From Dancing with Cats. Chronicle Books, San Francisco. (1999). Photo: Heather Busch.
For They Shall Possess the Land
“I tried to break the spell—the heavy, mute spell of the wilderness—that seemed to draw him to its pitiless breast by the awakening of forgotten and brutal instincts, by the memory of gratified and monstrous passions.” —Joseph Conrad
, Heart of Darkness
How separable is a human from their culture? Does the soul speak to us in English or does it hiss at us with a cat-like growl? There is an alluring thread to our existence that twists its way up the family tree and stretches out a simian grasp toward the most extreme of branches:
backward in time to those other bodies, your mother, and hers and beyond, speech growing stranger
on thresholds of ice, rock, fire, bones changing, heads inclining to monkey bosom, lemur breast, guileless milk of the word. —Gwen Harwood, “Mother Who Gave Me Life”
As our species’ knowledge has grown we have learnt that rather than carved from divine clay, we are animals; the products of millions of years of biological and cultural evolution.
But if not clay, what then is our fundament?
The Feral Child offers a seductive window into the caged beast behind the eyes. Think Mowgli, Tarzan, Robin Williams in Jumanji... Optimistic narratives of abandoned children who are taken into the bosom of the wilderness and who survive by becoming something fierce and untamed—something inhuman.
According to Assistant Professor Henrike Moll of the Minds in Development Lab at USC, there are very few threads of fact woven into these fables.
“They’re not real…humans have to grow up in a society…somebody has to go into the caretaking role and if that doesn’t happen, the child dies.”
Why then are these tales so pervasive? These infants are born and reborn in different ages; Romulus & Remus abandoned to the ebb of the Tiber, but spared by a nurturing she-wolf and raised to be the men who forge the city that became an empire; the Lithuanian boy living with bears in 1661; the Lobo Girl running with wolves by the Devils River in Texas in 1845.

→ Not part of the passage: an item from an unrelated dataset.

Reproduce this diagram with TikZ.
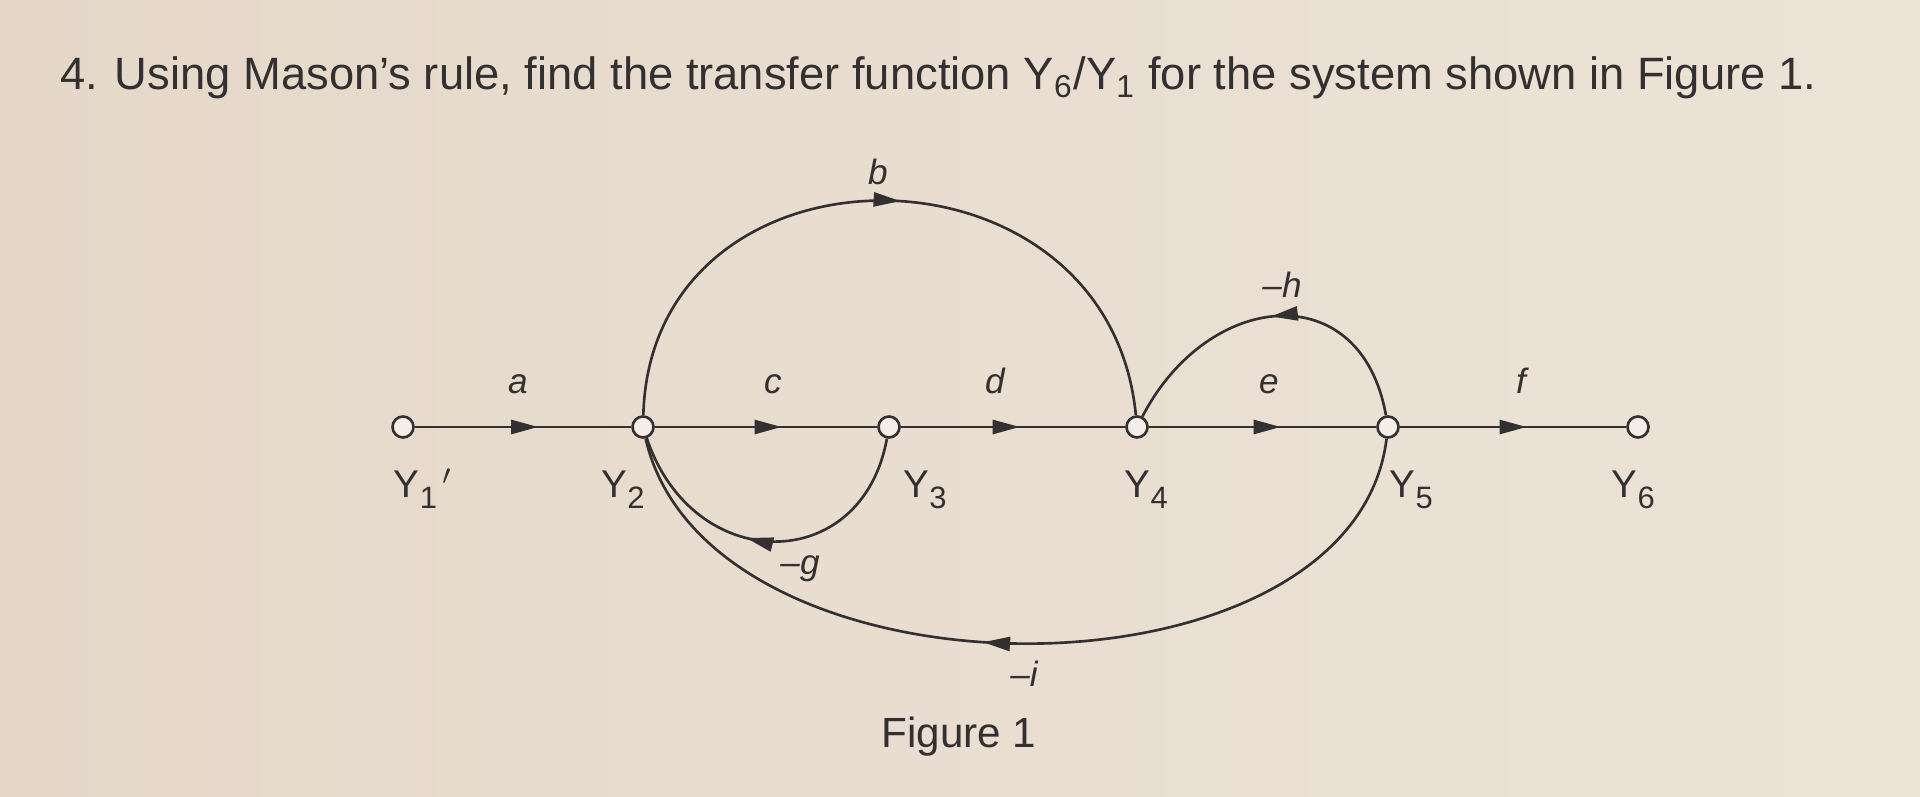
\documentclass[tikz,border=0pt]{standalone}
\usepackage{fontspec}
\setmainfont{Liberation Sans}
\usepackage{tikz}
\usetikzlibrary{
    arrows.meta,
    decorations.markings
}
\definecolor{paper}{RGB}{232,221,207}
\definecolor{paperleft}{RGB}{229,216,201}
\definecolor{paperright}{RGB}{236,227,215}
\definecolor{ink}{RGB}{50,48,48}
\newcommand{\ysig}[1]{Y\kern0.01em\raisebox{-3pt}{\fontsize{8.8}{10}\selectfont #1}}

\begin{document}
\begin{tikzpicture}[ink, line width=0.75pt, >={Triangle[length=2.7mm,width=1.4mm]}]
    \tikzset{flow/.style={postaction={decorate, decoration={markings, mark=at position #1 with {\arrow{>}}}}}, flow/.default=0.57}
    \tikzstyle{sig}=[shape=circle, draw, fill=paper!50!white, inner sep=0pt, minimum size=2.1mm]
    \tikzstyle{gain}=[anchor=base, inner sep=0pt, font=\itshape\fontsize{10}{12}\selectfont]
    \tikzstyle{ylab}=[anchor=base, inner sep=0pt, font=\fontsize{11}{13}\selectfont]

    \shade[left color=paperleft, right color=paperright] (0,0) rectangle (19.2,7.97);
    \useasboundingbox (0,0) rectangle (19.2,7.97);

    \node[anchor=base west, inner sep=0pt, font=\fontsize{12.9}{15}\selectfont] (title) at (0.59,7.07)
        {4. Using Mason’s rule, find the transfer function Y\textsubscript{6}/Y\textsubscript{1} for the system shown in Figure 1.};

    % signal nodes
    \node[sig] (Y1) at (4.03,3.70) {};
    \node[sig] (Y2) at (6.43,3.70) {};
    \node[sig] (Y3) at (8.89,3.70) {};
    \node[sig] (Y4) at (11.37,3.70) {};
    \node[sig] (Y5) at (13.88,3.70) {};
    \node[sig] (Y6) at (16.38,3.70) {};

    \node[ylab] (nY1) at (4.23,2.99) {\ysig{1}\kern1.5pt$'$};
    \node[ylab] (nY2) at (6.23,2.99) {\ysig{2}};
    \node[ylab] (nY3) at (9.25,2.99) {\ysig{3}};
    \node[ylab] (nY4) at (11.46,2.99) {\ysig{4}};
    \node[ylab] (nY5) at (14.11,2.99) {\ysig{5}};
    \node[ylab] (nY6) at (16.33,2.99) {\ysig{6}};

    % forward branches
    \draw[flow] (Y1) -- (Y2);
    \draw[flow] (Y2) -- (Y3);
    \draw[flow=0.53] (Y3) -- (Y4);
    \draw[flow=0.58] (Y4) -- (Y5);
    \draw[flow=0.56] (Y5) -- (Y6);
    \draw[flow=0.52] (Y2) .. controls +(0.08,2.98) and +(-0.29,2.98) .. (Y4);

    % feedback branches
    \draw[flow=0.5] (Y5) .. controls +(-0.27,1.52) and +(0.71,1.37) .. (Y4);
    \draw[flow=0.57] (Y3) .. controls +(-0.27,-1.49) and +(0.5,-1.49) .. (Y2);
    \draw[flow=0.54] (Y5) .. controls +(-0.35,-2.85) and +(0.65,-2.85) .. (Y2);

    \node[gain] (ga) at (5.18,4.03) {a};
    \node[gain] (gb) at (8.78,6.12) {b};
    \node[gain] (gc) at (7.73,4.03) {c};
    \node[gain] (gd) at (9.95,4.03) {d};
    \node[gain] (ge) at (12.69,4.03) {e};
    \node[gain] (gf) at (15.21,4.03) {f};
    \node[gain] (gh) at (12.82,4.99) {--h};
    \node[gain] (gg) at (8.00,2.22) {--g};
    \node[gain] (gi) at (10.24,1.10) {--i};

    \node[anchor=base, inner sep=0pt, font=\fontsize{12}{14}\selectfont] (cap) at (9.59,0.49) {Figure 1};
\end{tikzpicture}
\end{document}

The persistence of the Feral Child suggests that there is something alluring, or something truthful or believable in these tales. As though when we look inwards we see the stirrings of animalistic urgency that give credence to the wild child who develops into something older and more vicious—who regresses into something savage.
There is of course a colonial falseness in the dichotomy of the savage and the enlightened—the Australian Aboriginals came from a culture 40,000 years older than the Europeans who “civilized” them.
A lack of written language, an absence of machines with cogs and a novel approach to body piercings does not necessarily imply closer ties to where the wild things are, though hunter-gatherer societies do have far higher homicide rates—up to 1 murder per 100 people—similar to wild chimpanzee populations—and much greater than the roughly 1 per 10,000 in Europe in the 1600s and 1 per 100,000 today.
There is certainly an aesthetic obviousness that a life beyond gates, roads and tax returns will draw us closer to the animal darkness that Conrad found in the deepest Congo. But proximity to nature and an affinity therein does not negate the need for cooperation with other people—it shows how utterly essential it is.
Professor Moll: “Humans are the most dependant species… We’re extremely helpless as kids…we have no fur to protect us from the cold…we can’t protect ourselves from predators at all. We’re very pitiful creatures as biological entities”
Yet it is this feebleness that gives us our greatest strength. It is our weakness that necessitates the bonds and love that is essential for our survival. It is our fragility that has driven our teetering ascension to the apex of the food chain—our distance from the feral. Therein we perhaps see the allure of the Feral Child—a being that transcends our meekness.
But it is the meek who have inherited the earth.